Vale a pena recordar Hiroshima e Nagasaki

Hoje passam 70 anos desde o lançamento da bomba nuclear sobre Nagasaki. No dia 6 de Agosto foi a vez de Hiroshima recordar esse terrível aniversário. A RTP1 passou nessa noite um documentário com os testemunhos de várias pessoas, japoneses e americanos, que viveram este dia fatídico. E foi impressionante.

É verdade que foi um episódio decisivo para pôr fim à sangrenta II Guerra Mundial. Todos o conhecemos. Todos já ouvimos falar da devastação que esta bomba causou naquela cidade, assim como a segunda bomba lançada sobre Nagasaki três dias mais tarde. Todos sabemos que matou milhares de pessoas e que destruiu por completo estas duas cidades. E que os efeitos foram muito mais além e fizeram-se sentir durante décadas, provocando vários tipos de cancro e malformações fetais. Mas quando se ouve contar na primeira pessoa por quem estava lá – por quem sentiu na pele o poder imenso da bomba, por quem perdeu a família, a casa, a razão de viver –, a história ganha outra dimensão. Uma dimensão de horror.
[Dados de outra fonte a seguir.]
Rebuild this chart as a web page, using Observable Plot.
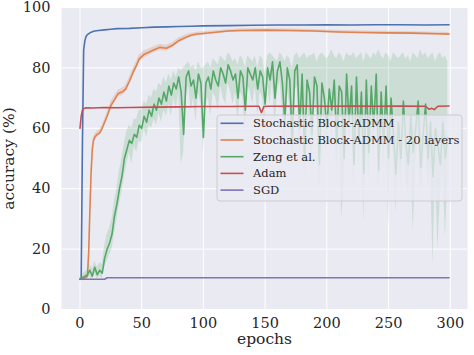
<!DOCTYPE html>
<html><head><meta charset="utf-8">
<script src="https://cdn.jsdelivr.net/npm/d3@7"></script>
<script src="https://cdn.jsdelivr.net/npm/@observablehq/plot@0.6"></script>
<style>body{margin:0;background:#fff}#chart svg{display:block}#chart text{font-family:"DejaVu Serif","Liberation Serif",serif}</style>
</head><body><div id="chart"></div>
<script>
const xTicks = [0, 50, 100, 150, 200, 250, 300];
const yTicks = [0, 20, 40, 60, 80, 100];
const seriesNames = ["Stochastic Block-ADMM", "Stochastic Block-ADMM - 20 layers", "Zeng et al.", "Adam", "SGD"];
const seriesColors = ["#4c72b0", "#dd8452", "#55a868", "#c44e52", "#8172b3"];

const blueEpochs = [0,1,2,3,4,5,6,7,8,10,12,15,20,25,30,40,50,60,70,80,90,100,120,140,160,180,200,220,240,260,280,299];
const blueAcc = [10,10,55,86,89,90.5,91,91.3,91.6,92,92.2,92.4,92.6,92.8,93,93.1,93.3,93.5,93.6,93.7,93.8,93.9,94,94.1,94.2,94.2,94.3,94.2,94.3,94.3,94.2,94.3];

const orangeEpochs = [0,2,4,6,7,8,9,10,11,12,14,16,18,20,22,25,28,31,34,37,40,43,46,48,52,55,60,65,70,75,80,85,90,95,100,110,120,130,150,170,190,210,230,250,270,290,299];
const orangeAcc = [10,10,10.5,11,18,32,45,53,56,57,58,58.5,60,62,64,67.5,69.5,71.5,72,73,75.5,78.5,81,83,84.5,85,86,86.8,86.5,87.5,89,90,90.8,91.2,91.4,91.8,92.2,92.4,92.5,92.4,92.2,91.9,91.7,91.6,91.5,91.3,91.2];
const orangeSpread = [0.2,0.2,0.3,0.5,1,1.5,1.5,1.2,1,1,1,1,1,1.2,1.2,1.3,1.3,1.2,1.2,1.2,1.2,1.3,1.3,1.2,1.2,1.1,1,1,1,0.9,0.9,0.8,0.7,0.6,0.6,0.5,0.5,0.5,0.5,0.5,0.5,0.5,0.5,0.5,0.5,0.5,0.5];

// Zeng et al., every 2 epochs (0..298)
const zengMean = [
 10,10.5,11,11.5,13,11,14,11.5,13,12,
 17,20,22,25,31,35,40,44,50,53,56,55,58,57,61,60,64,62,66,64,
 68,66,70,68,72,69,74,71,75,73,77,72,58,77,79,74,76,70,78,75,
 57,75,77,73,79,76,74,80,78,75,81,79,76,78,70,79,77,66,80,78,
 76,80,73,79,77,68,80,76,82,70,79,82,75,62,80,76,55,79,81,60,
 78,50,76,72,58,77,74,48,75,70,60,73,66,76,55,74,72,50,78,62,
 74,48,77,56,72,45,76,52,74,60,78,46,72,55,74,50,70,58,45,62,
 50,69,55,48,64,52,60,69,47,58,68,50,62,44,60,54,48,62,50,57];
const zengHigh = [
 11,11.5,12.5,13,15,13.5,16,14,15.5,15,
 21,25,27,30,36,40,46,50,55,59,61,60,63,63,66,66,69,68,71,70,
 73,72,75,74,77,75,78,76,79,77,80,79,80,81,82,80,81,79,82,80,
 80,81,82,80,83,82,81,84,83,82,85,84,82,83,81,84,83,80,84,83,
 82,84,80,84,83,78,84,85,84,83,82,85,84,82,84,83,80,84,85,83,
 84,85,83,84,84,85,82,84,85,84,83,84,86,84,83,85,84,82,85,84,
 84,85,83,84,85,82,85,84,83,85,84,86,84,83,85,84,82,85,84,83,
 84,85,83,84,82,85,84,83,86,84,85,83,84,85,82,84,85,83,84,82];
const zengLow = [
 9.5,9.5,10,10,11,9.5,12,10,11,10,
 14,16,18,20,25,30,35,39,44,48,52,48,54,52,56,55,60,57,61,60,
 63,61,65,62,66,64,68,64,70,66,72,48,52,70,74,66,70,62,72,68,
 52,68,70,64,72,70,66,74,70,68,75,72,68,72,62,72,70,58,74,72,
 68,74,64,72,70,58,74,68,76,60,72,76,66,52,72,68,46,72,74,50,
 70,42,68,62,48,70,64,38,66,60,50,64,56,68,45,64,30,42,70,52,
 64,40,68,46,62,29,68,42,64,50,70,38,62,46,66,27,60,48,32,52,
 40,58,44,38,52,26,48,58,38,46,56,40,48,15,46,20,38,48,24,44];
const zengEpochs = d3.range(0, 300, 2);

const adamEpochs = [0,1,2,3,5,10,20,30,40,60,80,100,120,140,145,147,149,152,160,180,200,220,240,260,280,283,285,287,290,299];
const adamAcc = [60,64,66,66.5,66.8,66.7,66.9,66.8,66.9,67,67.1,67.2,67.2,67.3,67.3,65.2,67.2,67.3,67.3,67.4,67.3,67.4,67.3,67.4,67.3,66.3,66.6,66.2,67.3,67.4];

const sgdEpochs = [0,20,22,299];
const sgdAcc = [10,10,10.5,10.5];

const toRows = (xs, ys) => xs.map((x, i) => ({x, y: ys[i]}));
const blue = toRows(blueEpochs, blueAcc);
const orange = orangeEpochs.map((x, i) => ({x, y: orangeAcc[i], lo: orangeAcc[i] - orangeSpread[i], hi: orangeAcc[i] + orangeSpread[i]}));
const zeng = zengEpochs.map((x, i) => ({x, y: zengMean[i], lo: zengLow[i], hi: zengHigh[i]}));
const adam = toRows(adamEpochs, adamAcc);
const sgd = toRows(sgdEpochs, sgdAcc);

const W = 474, H = 355, mL = 61, mR = 7, mT = 7, mB = 46;
const font = "'DejaVu Serif', 'Liberation Serif', serif";
const chart = Plot.plot({
  width: W, height: H, marginLeft: mL, marginRight: mR, marginTop: mT, marginBottom: mB,
  style: {background: "#fff", fontFamily: font, fontSize: "14.5px", color: "#262626"},
  x: {domain: [-14.95, 313.95]},
  y: {domain: [0, 100]},
  marks: [
    Plot.frame({fill: "#eaeaf2", stroke: null}),
    Plot.gridX(xTicks, {stroke: "#fff", strokeOpacity: 1, strokeWidth: 1}),
    Plot.gridY(yTicks, {stroke: "#fff", strokeOpacity: 1, strokeWidth: 1}),
    Plot.axisX(xTicks, {tickSize: 0, tickPadding: 8, label: null, fill: "#262626"}),
    Plot.axisY(yTicks, {tickSize: 0, tickPadding: 11, label: null, fill: "#262626"}),
    Plot.text(["epochs"], {frameAnchor: "bottom", lineAnchor: "middle", textAnchor: "middle", dy: 30, fontSize: 15.5, fill: "#262626"}),
    Plot.text(["accuracy (%)"], {frameAnchor: "left", lineAnchor: "middle", textAnchor: "middle", dx: -52, rotate: -90, fontSize: 15.5, fill: "#262626"}),
    Plot.lineY(blue, {x: "x", y: "y", stroke: seriesColors[0], strokeWidth: 1.6}),
    Plot.areaY(orange, {x: "x", y1: "lo", y2: "hi", fill: seriesColors[1], fillOpacity: 0.25}),
    Plot.lineY(orange, {x: "x", y: "y", stroke: seriesColors[1], strokeWidth: 1.6}),
    Plot.areaY(zeng, {x: "x", y1: "lo", y2: "hi", fill: seriesColors[2], fillOpacity: 0.2}),
    Plot.lineY(zeng, {x: "x", y: "y", stroke: seriesColors[2], strokeWidth: 1.6}),
    Plot.lineY(adam, {x: "x", y: "y", stroke: seriesColors[3], strokeWidth: 1.6}),
    Plot.lineY(sgd, {x: "x", y: "y", stroke: seriesColors[4], strokeWidth: 1.6})
  ]
});
document.getElementById("chart").appendChild(chart);

// legend inside the axes, "center right"
const svg = d3.select(chart);
const lw = 245, lh = 86;
const lx = W - mR - 5 - lw;
const ly = (mT + (H - mB)) / 2 - lh / 2;
const g = svg.append("g").attr("transform", `translate(${lx},${ly})`)
  .attr("text-anchor", "start");
g.append("rect").attr("width", lw).attr("height", lh).attr("rx", 3)
  .style("fill", "#eaeaf2").style("fill-opacity", 0.8)
  .style("stroke", "#cccccc").style("stroke-width", 1);
seriesNames.forEach((name, i) => {
  const cy = 8.3 + i * 16.7;
  g.append("line").attr("x1", 3.5).attr("x2", 26.5).attr("y1", cy).attr("y2", cy)
    .style("stroke", seriesColors[i]).style("stroke-width", 1.6);
  g.append("text").attr("x", 36).attr("y", cy).attr("dy", "0.35em")
    .attr("text-anchor", "start")
    .style("font-family", font).style("font-size", "11.5px").style("fill", "#262626").text(name);
});
</script>
</body></html>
Tudo o que vi relatado naquele documentário da RTP1, do princípio ao fim, deixou-me sem pinga de sangue. Não vou descrever tudo o que aquelas pessoas contaram: está amplamente gravado por escrito e em documentários como o que vi. Vou apenas referir duas das coisas que mais me impressionaram. Uma foi o facto de as sombras das pessoas e dos objetos terem ficado projetadas no solo e nas poucas paredes que restaram de pé, como marcas da coisa original completamente queimada. A outra foi algo que só se imagina em algum filme fantástico de terror e de monstros diabólicos: três crianças vêem entrar em casa uma coisa preta que se deslocava sobre quatro patas e que pensaram ser um cão. A coisa caiu e morreu à sua frente. Quando as crianças olharam com mais atenção, perceberam que era a sua mãe, desaparecida desde o dia anterior.

Acho que não são necessárias mais palavras. Mas vale a pena parar para refletir que tipo de seres somos nós, capazes de infligir tamanho sofrimento. Vale a pena, acima de tudo, recordar, para não repetir algo tão atroz. Se se podia alegar, na altura, desconhecimento relativamente aos efeitos da bomba atómica, mais difícil é justificar o lançamento da segunda bomba dias depois, depois de constatar a destruição e a morte que a primeira causara. E vale a pena lembrar que quem hoje se empenha em impedir que outros países possuam armas nucleares foi quem lançou a primeira. E que ainda conserva o seu arsenal e ninguém parece querer impedi-lo.